Actions to Take When Repayment Stops

When the borrower misses a payment, the lender must first document the breach of the agreement. The next step is to issue a formal, written demand letter to the borrower. This letter must reference the exact default provision that has been violated.

Sending this demand via Certified Mail with a Return Receipt creates a record of the notification. The letter should state the total outstanding balance, including accrued interest and late fees. It must also provide a final deadline for payment before escalating legal action.

If the demand letter fails to prompt payment, the lender should consider non-litigation alternatives, such as mediation. A neutral third party can often facilitate a revised repayment plan or a partial settlement. This option is faster and less expensive than pursuing court action.

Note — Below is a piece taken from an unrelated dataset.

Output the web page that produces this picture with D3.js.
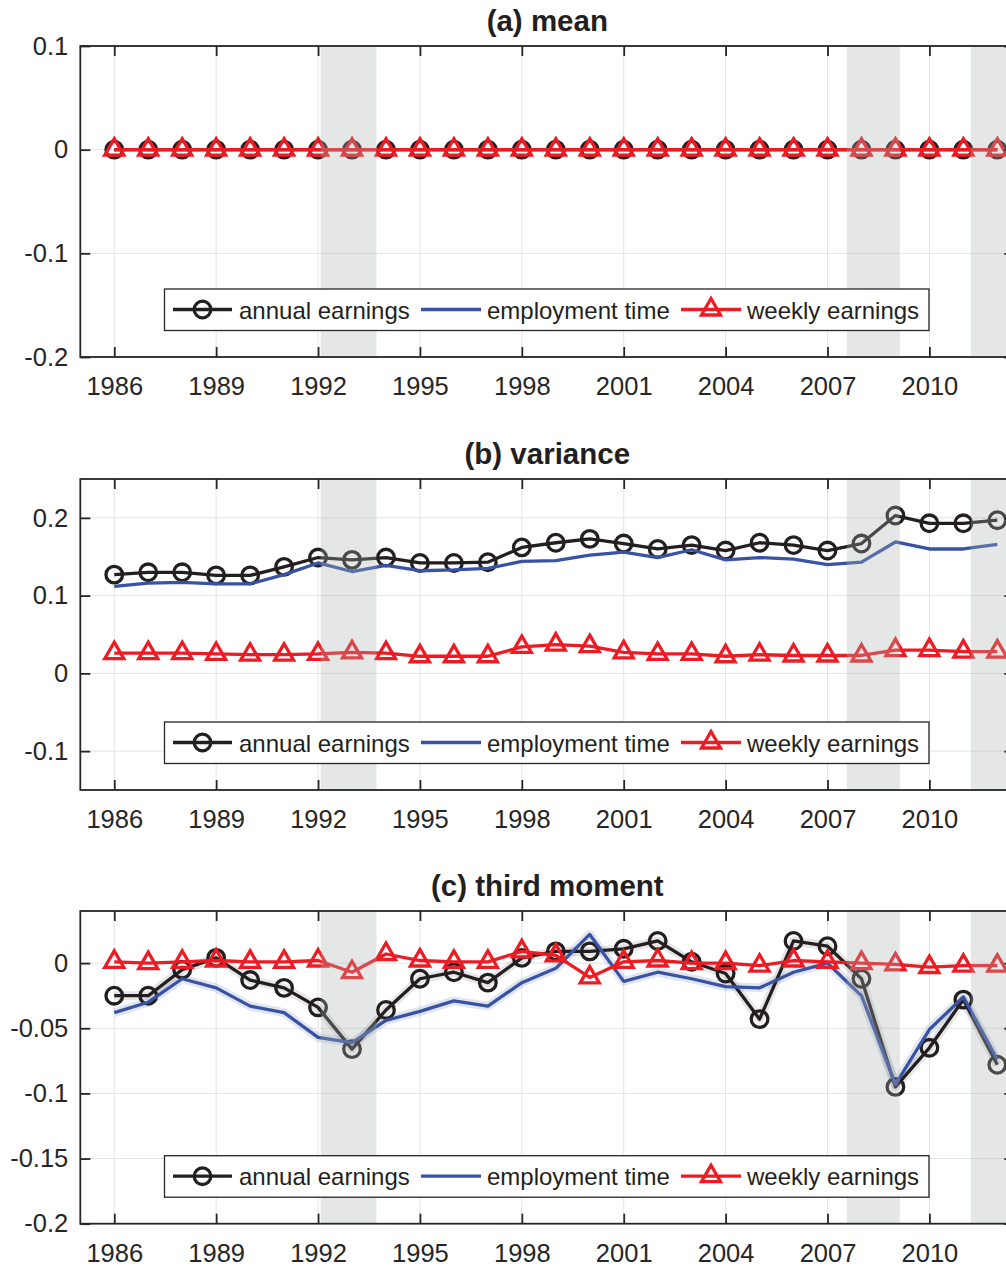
<!DOCTYPE html>
<html>
<head>
<meta charset="utf-8">
<script src="https://cdn.jsdelivr.net/npm/d3@7"></script>
<style>
  body { margin: 0; background: #fff; }
  svg { display: block; }
  text { font-family: "Liberation Sans", Arial, Helvetica, sans-serif; }
</style>
</head>
<body>
<svg id="fig" width="1006" height="1268"></svg>
<script>
// ---- data ----------------------------------------------------------------
const years = [1986, 1987, 1988, 1989, 1990, 1991, 1992, 1993, 1994, 1995, 1996, 1997, 1998,
               1999, 2000, 2001, 2002, 2003, 2004, 2005, 2006, 2007, 2008, 2009, 2010, 2011, 2012];

const xTickYears = [1986, 1989, 1992, 1995, 1998, 2001, 2004, 2007, 2010];

// recession periods (start, end) in fractional years
const recessionStarts = [1992.08, 2007.57, 2011.22];
const recessionEnds   = [1993.72, 2009.13, 2013.00];

const seriesNames = ["annual earnings", "employment time", "weekly earnings"];

// (a) mean
const meanAnnual     = [0, 0, 0, 0, 0, 0, 0, 0, 0, 0, 0, 0, 0, 0, 0, 0, 0, 0, 0, 0, 0, 0, 0, 0, 0, 0, 0];
const meanEmployment = [0, 0, 0, 0, 0, 0, 0, 0, 0, 0, 0, 0, 0, 0, 0, 0, 0, 0, 0, 0, 0, 0, 0, 0, 0, 0, 0];
const meanWeekly     = [0, 0, 0, 0, 0, 0, 0, 0, 0, 0, 0, 0, 0, 0, 0, 0, 0, 0, 0, 0, 0, 0, 0, 0, 0, 0, 0];
const meanTicks      = [-0.2, -0.1, 0, 0.1];
const meanTickLabels = ["-0.2", "-0.1", "0", "0.1"];

// (b) variance
const varAnnual     = [0.127, 0.130, 0.130, 0.126, 0.126, 0.137, 0.149, 0.146, 0.149, 0.142, 0.142, 0.143, 0.162,
                       0.168, 0.173, 0.167, 0.160, 0.165, 0.158, 0.168, 0.165, 0.158, 0.167, 0.203, 0.193, 0.193, 0.197];
const varEmployment = [0.112, 0.116, 0.117, 0.115, 0.115, 0.127, 0.142, 0.131, 0.139, 0.132, 0.133, 0.135, 0.144,
                       0.145, 0.152, 0.156, 0.149, 0.159, 0.146, 0.149, 0.147, 0.140, 0.143, 0.169, 0.160, 0.160, 0.166];
const varWeekly     = [0.026, 0.026, 0.026, 0.025, 0.024, 0.024, 0.025, 0.027, 0.026, 0.022, 0.022, 0.022, 0.034,
                       0.037, 0.035, 0.027, 0.025, 0.025, 0.022, 0.024, 0.023, 0.023, 0.023, 0.030, 0.030, 0.028, 0.028];
const varTicks      = [-0.1, 0, 0.1, 0.2];
const varTickLabels = ["-0.1", "0", "0.1", "0.2"];

// (c) third moment
const thirdAnnual     = [-0.025, -0.025, -0.005, 0.004, -0.013, -0.019, -0.034, -0.066, -0.036, -0.012, -0.007, -0.015, 0.004,
                         0.009, 0.009, 0.011, 0.017, 0.001, -0.008, -0.043, 0.017, 0.013, -0.012, -0.095, -0.065, -0.028, -0.078];
const thirdEmployment = [-0.038, -0.030, -0.012, -0.019, -0.033, -0.038, -0.057, -0.061, -0.044, -0.037, -0.029, -0.033, -0.015,
                         -0.004, 0.022, -0.014, -0.007, -0.012, -0.018, -0.019, -0.007, 0.000, -0.025, -0.093, -0.051, -0.026, -0.074];
const thirdWeekly     = [0.001, 0.000, 0.001, 0.002, 0.001, 0.001, 0.002, -0.007, 0.007, 0.002, 0.001, 0.001, 0.009,
                         0.006, -0.011, 0.001, 0.002, 0.000, 0.000, -0.002, 0.002, 0.001, 0.000, -0.001, -0.003, -0.002, -0.002];
const thirdTicks      = [-0.2, -0.15, -0.1, -0.05, 0];
const thirdTickLabels = ["-0.2", "-0.15", "-0.1", "-0.05", "0"];

// ---- styling -------------------------------------------------------------
const COLORS = { annual: "#231f20", employment: "#3953a4", weekly: "#ed1c24" };
const AXIS_COLOR = "#262626";
const GRID_COLOR = "#e3e3e3";
const SHADE_COLOR = "#a9b0ad";
const SHADE_OPACITY = 0.3;

const svg = d3.select("#fig");

const x = d3.scaleLinear().domain([1985, 2012.5]).range([80.3, 1014.3]);

const panels = [
  { title: "(a) mean",         top: 46,  bottom: 357,   domain: [-0.2, 0.1],
    annual: meanAnnual, employment: meanEmployment, weekly: meanWeekly,
    ticks: meanTicks, tickLabels: meanTickLabels, halo: false },
  { title: "(b) variance",     top: 479, bottom: 790,   domain: [-0.15, 0.25],
    annual: varAnnual, employment: varEmployment, weekly: varWeekly,
    ticks: varTicks, tickLabels: varTickLabels, halo: false },
  { title: "(c) third moment", top: 911, bottom: 1223.7, domain: [-0.2, 0.04],
    annual: thirdAnnual, employment: thirdEmployment, weekly: thirdWeekly,
    ticks: thirdTicks, tickLabels: thirdTickLabels, halo: true }
];

// upward triangle with its centroid at the origin
function trianglePath(side) {
  const h = side * Math.sqrt(3) / 2;
  return `M0,${-2 * h / 3}L${side / 2},${h / 3}L${-side / 2},${h / 3}Z`;
}
const TRI = trianglePath(19);
const CIRCLE_R = 8.3;
const LINE_W = 3.3;

function drawPanel(p) {
  const y = d3.scaleLinear().domain(p.domain).range([p.bottom, p.top]);
  const [x0, x1] = x.range();
  const g = svg.append("g");

  const clipId = "clip" + p.top;
  svg.append("clipPath").attr("id", clipId)
    .append("rect").attr("x", x0).attr("y", p.top).attr("width", x1 - x0).attr("height", p.bottom - p.top);

  // grid
  const grid = g.append("g").attr("stroke", GRID_COLOR).attr("stroke-width", 1);
  grid.selectAll("line.gx").data(xTickYears).join("line")
    .attr("x1", d => x(d)).attr("x2", d => x(d)).attr("y1", p.top).attr("y2", p.bottom);
  grid.selectAll("line.gy").data(p.ticks).join("line")
    .attr("x1", x0).attr("x2", x1).attr("y1", d => y(d)).attr("y2", d => y(d));

  const plot = g.append("g").attr("clip-path", `url(#${clipId})`);

  const pts = key => years.map((yr, i) => [yr, p[key][i]]);
  const line = d3.line().x(d => x(d[0])).y(d => y(d[1]));

  if (p.halo) {
    plot.append("path").attr("d", line(pts("annual"))).attr("fill", "none")
      .attr("stroke", COLORS.annual).attr("stroke-opacity", 0.11).attr("stroke-width", 9)
      .attr("stroke-linejoin", "round");
    plot.append("path").attr("d", line(pts("employment"))).attr("fill", "none")
      .attr("stroke", COLORS.employment).attr("stroke-opacity", 0.15).attr("stroke-width", 9)
      .attr("stroke-linejoin", "round");
  }

  // annual earnings: line + open circles
  plot.append("path").attr("d", line(pts("annual"))).attr("fill", "none")
    .attr("stroke", COLORS.annual).attr("stroke-width", LINE_W).attr("stroke-linejoin", "round");
  plot.selectAll("circle.m").data(pts("annual")).join("circle")
    .attr("cx", d => x(d[0])).attr("cy", d => y(d[1])).attr("r", CIRCLE_R)
    .attr("fill", "none").attr("stroke", COLORS.annual).attr("stroke-width", LINE_W);

  // employment time: line only
  plot.append("path").attr("d", line(pts("employment"))).attr("fill", "none")
    .attr("stroke", COLORS.employment).attr("stroke-width", LINE_W).attr("stroke-linejoin", "round");

  // weekly earnings: line + open triangles
  plot.append("path").attr("d", line(pts("weekly"))).attr("fill", "none")
    .attr("stroke", COLORS.weekly).attr("stroke-width", LINE_W).attr("stroke-linejoin", "round");
  plot.selectAll("path.tri").data(pts("weekly")).join("path")
    .attr("d", TRI).attr("transform", d => `translate(${x(d[0])},${y(d[1])})`)
    .attr("fill", "none").attr("stroke", COLORS.weekly).attr("stroke-width", LINE_W)
    .attr("stroke-linejoin", "miter");

  // recession shading on top
  plot.selectAll("rect.shade").data(recessionStarts).join("rect")
    .attr("x", d => x(d)).attr("y", p.top)
    .attr("width", (d, i) => x(recessionEnds[i]) - x(d)).attr("height", p.bottom - p.top)
    .attr("fill", SHADE_COLOR).attr("fill-opacity", SHADE_OPACITY);

  // box
  g.append("rect").attr("x", x0).attr("y", p.top).attr("width", x1 - x0).attr("height", p.bottom - p.top)
    .attr("fill", "none").attr("stroke", AXIS_COLOR).attr("stroke-width", 1.8);

  // axes with inward ticks
  const tickLen = 10;
  const axB = g.append("g").attr("transform", `translate(0,${p.bottom})`)
    .call(d3.axisBottom(x).tickValues(xTickYears).tickFormat(d3.format("d")).tickSizeInner(-tickLen).tickSizeOuter(0).tickPadding(20));
  const axT = g.append("g").attr("transform", `translate(0,${p.top})`)
    .call(d3.axisTop(x).tickValues(xTickYears).tickFormat("").tickSizeInner(-tickLen).tickSizeOuter(0));
  const axL = g.append("g").attr("transform", `translate(${x0},0)`)
    .call(d3.axisLeft(y).tickValues(p.ticks).tickFormat((d, i) => p.tickLabels[i]).tickSizeInner(-tickLen).tickSizeOuter(0).tickPadding(12));
  const axR = g.append("g").attr("transform", `translate(${x1},0)`)
    .call(d3.axisRight(y).tickValues(p.ticks).tickFormat("").tickSizeInner(-tickLen).tickSizeOuter(0));
  [axB, axT, axL, axR].forEach(a => {
    a.select(".domain").remove();
    a.selectAll(".tick line").attr("stroke", AXIS_COLOR).attr("stroke-width", 1.8);
    a.selectAll(".tick text").attr("fill", AXIS_COLOR).style("font-size", "25.5px")
      .style("font-family", '"Liberation Sans", Arial, sans-serif');
  });
  axB.selectAll(".tick text").attr("dy", "0.71em");

  // title
  g.append("text").attr("x", (x0 + x1) / 2).attr("y", p.top - 15)
    .attr("text-anchor", "middle").attr("font-weight", "bold").attr("font-size", 29.5)
    .attr("fill", "#231f20").text(p.title);

  // legend
  const lg = g.append("g").attr("transform", `translate(0,${p.bottom - 68})`);
  lg.append("rect").attr("x", 164.5).attr("y", 0).attr("width", 764.5).attr("height", 41.5)
    .attr("fill", "#fff").attr("stroke", AXIS_COLOR).attr("stroke-width", 1.3);
  const cy = 20.5;
  const entries = [
    { key: "annual",     x0: 173, x1: 232, tx: 239 },
    { key: "employment", x0: 421, x1: 481, tx: 487 },
    { key: "weekly",     x0: 681, x1: 741, tx: 747 }
  ];
  entries.forEach((e, i) => {
    lg.append("line").attr("x1", e.x0).attr("x2", e.x1).attr("y1", cy).attr("y2", cy)
      .attr("stroke", COLORS[e.key]).attr("stroke-width", LINE_W);
    const mx = (e.x0 + e.x1) / 2;
    if (e.key === "annual") {
      lg.append("circle").attr("cx", mx).attr("cy", cy).attr("r", CIRCLE_R)
        .attr("fill", "none").attr("stroke", COLORS.annual).attr("stroke-width", LINE_W);
    } else if (e.key === "weekly") {
      lg.append("path").attr("d", TRI).attr("transform", `translate(${mx},${cy})`)
        .attr("fill", "none").attr("stroke", COLORS.weekly).attr("stroke-width", LINE_W);
    }
    lg.append("text").attr("x", e.tx).attr("y", cy).attr("dy", "0.38em")
      .attr("font-size", 24).attr("fill", "#231f20").text(seriesNames[i]);
  });
}

panels.forEach(drawPanel);
</script>
</body>
</html>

If all attempts at negotiation fail, the lender’s recourse is to file a lawsuit for breach of contract. For loan amounts below a specific threshold, the case can typically be filed in Small Claims Court. Litigation in Small Claims Court is designed to be streamlined, often allowing the lender to represent themselves without an attorney.

For amounts exceeding the Small Claims limit, the lender must file a complaint in a higher civil court. The filing must occur within the state’s defined period for legal action on a written contract, generally three to six years from the date of the default. The promissory note itself serves as the primary piece of evidence.